Together with undergraduates Ashwin Sah, Mehtaab Sawhney, and David Stoner (the same team that proved Kahn’s conjecture on independent sets that I blogged about earlier,
we are excited to announce our new paper A reverse Sidorenko inequality. This paper solves several open problems concerning graph colorings and homomorphisms, including one of my favorite problems regarding maximizing the number of *q*-colorings in a *d*-regular graph. I had previously blogged about some of these problems.

It has been truly a pleasure working with Ashwin, Mehtaab, and David on this project. I have learned so much from them.

Here are some highlights of our new results.

### 1. Graph colorings.

Among *d*-regular graphs, which graph has the most number of proper *q*-colorings, exponentially normalized by the number of vertices of *G*?

We show that the extremal graph is the complete bipartite graph \(K_{d,d}\) (or disjoint unions thereof, as taking disjoint copies does not change the quantity due to the normalization).

### 2. Graph homomorphisms.

Among *d*-regular graphs, which triangle-free graph *G* has the most number of homomorphisms into a fixed *H*, again exponentially normalized by the number of vertices of *G*?

We show that the extremal graph *G* is the complete bipartite graph \(K_{d,d}\).

The triangle-free hypothesis on *G* is best possible in general. For certain specific *H,* such as \(K_q\), corresponding to proper *q*-colorings as earlier, the triangle-free hypothesis can be dropped. It remains a wide open problem to determine for which *H* can one drop the triangle-free hypothesis on *G*.

### 3. Partition functions of Ferromagnetic spin models.

Among *d*-regular graphs, which graph maximizes the log-partition function per vertex of a given Ferromagnetic spin model (e.g., Ising model)?

We show that the extremal graph is the clique \(K_{d+1}\).

For each setting, we establish our results more generally for irregular graphs as well, similar to our earlier work on independent sets.

Our results can be interpreted as a reverse form of the inequality in **Sidorenko’s conjecture**, an important open problem in graph theory stating a certain positive correlation on two-variable functions.

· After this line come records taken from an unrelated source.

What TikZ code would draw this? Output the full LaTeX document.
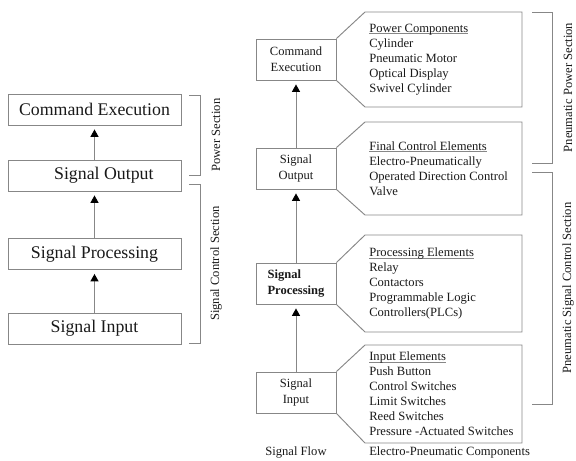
\documentclass[tikz,border=0pt]{standalone}
\usepackage{fontspec}
\setmainfont{Liberation Serif}
\usetikzlibrary{arrows.meta}
\definecolor{linegray}{RGB}{135,135,135}
\definecolor{inkc}{RGB}{25,25,25}
\newcommand\myul[1]{\setbox0\hbox{#1}\rlap{\color{linegray}\rule[-1.4pt]{\wd0}{0.5pt}}\box0}
\begin{document}
\begin{tikzpicture}[x=0.75pt,y=-0.75pt,
  every node/.style={text=inkc},
  lbox/.style={draw=linegray, line width=0.7pt, minimum width=129.75pt, minimum height=23.25pt, inner sep=0pt, font=\fontsize{13.35}{16}\selectfont},
  rbox/.style={draw=linegray, line width=0.7pt, minimum width=60pt, minimum height=30.75pt, inner sep=0pt, align=center, font=\fontsize{9.4}{12}\selectfont},
  callout/.style={draw=linegray, line width=0.7pt},
  ctext/.style={anchor=west, align=left, inner sep=0pt, font=\fontsize{9.45}{11.3}\selectfont},
  small/.style={inner sep=0pt, font=\fontsize{9.45}{11.3}\selectfont},
  bracket/.style={draw=linegray, line width=0.7pt},
  flow/.style={draw=linegray, line width=0.7pt, shorten >=3pt, -{Triangle[color=black, width=6pt, length=5.5pt]}}
]
\useasboundingbox (0,0) rectangle (576,461);

% ---- left: signal flow ----
\node[lbox] (lce) at (94.5,109.5) {Command Execution};
\node[lbox] (lso) at (94.5,175.5) {\hspace*{14pt}Signal Output};
\node[lbox] (lsp) at (94.5,254) {Signal Processing};
\node[lbox] (lsi) at (94.5,328.5) {Signal Input};
\draw[flow] (lso.north) -- (lce.south);
\draw[flow] (lsp.north) -- (lso.south);
\draw[flow] (lsi.north) -- (lsp.south);

\draw[bracket] (189,95) -- (200,95) -- (200,175) -- (189,175);
\draw[bracket] (189,184) -- (200,184) -- (200,343) -- (189,343);
\node[small, rotate=90] (lpow) at (216,135) {Power Section};
\node[small, rotate=90] (lsig) at (216,263.5) {Signal Control Section};

% ---- right: boxes ----
\node[rbox] (rce) at (296,59.5) {Command\\Execution};
\node[rbox] (rso) at (296,168.5) {Signal\\Output};
\node[rbox, align=left, font=\fontsize{9.4}{12}\selectfont\bfseries] (rsp) at (296,283.5) {Signal\\Processing};
\node[rbox] (rsi) at (296,392.5) {Signal\\Input};
\draw[flow] (rso.north) -- (rce.south);
\draw[flow] (rsp.north) -- (rso.south);
\draw[flow] (rsi.north) -- (rsp.south);

% ---- callouts ----
\draw[callout] (rce.north east) -- (365,12) -- (522,12) -- (522,107) -- (365,107) -- (rce.south east);
\draw[callout] (rso.north east) -- (365,122) -- (522,122) -- (522,215) -- (365,215) -- (rso.south east);
\draw[callout] (rsp.north east) -- (365,235) -- (522,235) -- (522,332) -- (365,332) -- (rsp.south east);
\draw[callout] (rsi.north east) -- (365,345) -- (522,345) -- (522,443) -- (365,443) -- (rsi.south east);

\node[ctext] (t1) at (369,59.5) {\myul{Power Components}\\Cylinder\\Pneumatic Motor\\Optical Display\\Swivel Cylinder};
\node[ctext] (t2) at (369,168.5) {\myul{Final Control Elements}\\Electro-Pneumatically\\Operated Direction Control\\Valve};
\node[ctext] (t3) at (369,283.5) {\myul{Processing Elements}\\Relay\\Contactors\\Programmable Logic\\Controllers(PLCs)};
\node[ctext] (t4) at (369,394) {\myul{Input Elements}\\Push Button\\Control Switches\\Limit Switches\\Reed Switches\\Pressure -Actuated Switches};

% ---- right brackets ----
\draw[bracket] (532,12) -- (552,12) -- (552,163) -- (532,163);
\draw[bracket] (532,172) -- (552,172) -- (552,404) -- (532,404);
\node[small, rotate=90] (rpow) at (568,87.5) {Pneumatic Power Section};
\node[small, rotate=90] (rsig) at (568,288) {Pneumatic Signal Control Section};

% ---- bottom labels ----
\node[small] (sflow) at (296,452) {Signal Flow};
\node[small, anchor=west] (epc) at (369,452) {Electro-Pneumatic Components};
\end{tikzpicture}
\end{document}
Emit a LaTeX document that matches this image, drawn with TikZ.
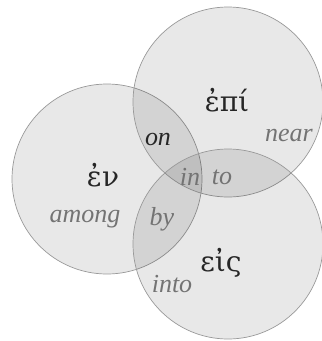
\documentclass[tikz,border=0pt]{standalone}
\usepackage{fontspec}
\setmainfont{Liberation Serif}
\newfontfamily\greekfont{DejaVu Serif}
\begin{document}
\begin{tikzpicture}[x=1pt,y=-1pt,
  ring/.style={draw=black!40,line width=0.7pt,fill=black,fill opacity=0.09},
  gr/.style={text=black!85,font=\greekfont\fontsize{28}{28}\selectfont,inner sep=0pt},
  en/.style={text=black!55,font=\itshape\fontsize{26}{26}\selectfont,inner sep=0pt}]
\useasboundingbox (0,0) rectangle (322,341);
\fill[white] (0,0) rectangle (322,341);
\node[ring,circle,minimum size=190pt,inner sep=0pt] (cen) at (107,179) {};
\node[ring,circle,minimum size=190pt,inner sep=0pt] (cepi) at (228,102) {};
\node[ring,circle,minimum size=190pt,inner sep=0pt] (ceis) at (228,244) {};
\node[gr] (ten) at (103,175) {ἐν};
\node[gr] (tepi) at (227,100) {ἐπί};
\node[gr] (teis) at (221,263) {εἰς};
\node[en,text=black!85] (ton) at (158,139) {on};
\node[en] (tnear) at (289,136) {near};
\node[en] (tin) at (190,177) {in};
\node[en] (tto) at (222,177) {to};
\node[en] (tamong) at (85,219) {among};
\node[en] (tby) at (162,219) {by};
\node[en] (tinto) at (172,284) {into};
\end{tikzpicture}
\end{document}
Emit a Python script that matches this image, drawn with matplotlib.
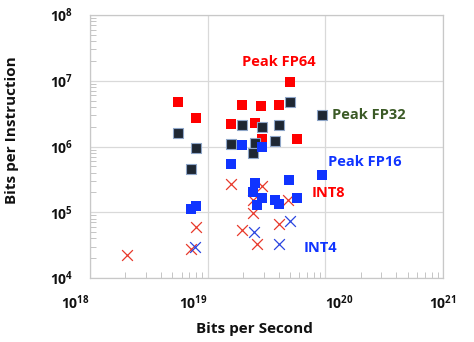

One can also view our results as a graphical analog of the **Brascamp–Lieb inequalities**, a central result in analysis.

This paper resolves one of my favorite open problems on this topic (the number of graph colorings). It also points us to many other open problems. Let me conclude by highlighting one of them (mentioned in #2 earlier). I’ll state it in a simpler form for *d*-regular graphs, but it can be stated more generally as well.

**Open problem.** Classify all *H* with the following property: among *d*-regular graphs *G*, the number of homomorphisms from *G* to *H*, exponentially normalized by the number of vertices of *G*, is maximized by \(G = K_{d,d}\).

Our results show that \(H = K_q\) works, even when some of its vertices are looped. Generalizing this case, we conjecture that all antiferromagnetic models *H* have the same property (though we know that this would not be the complete class, even if true).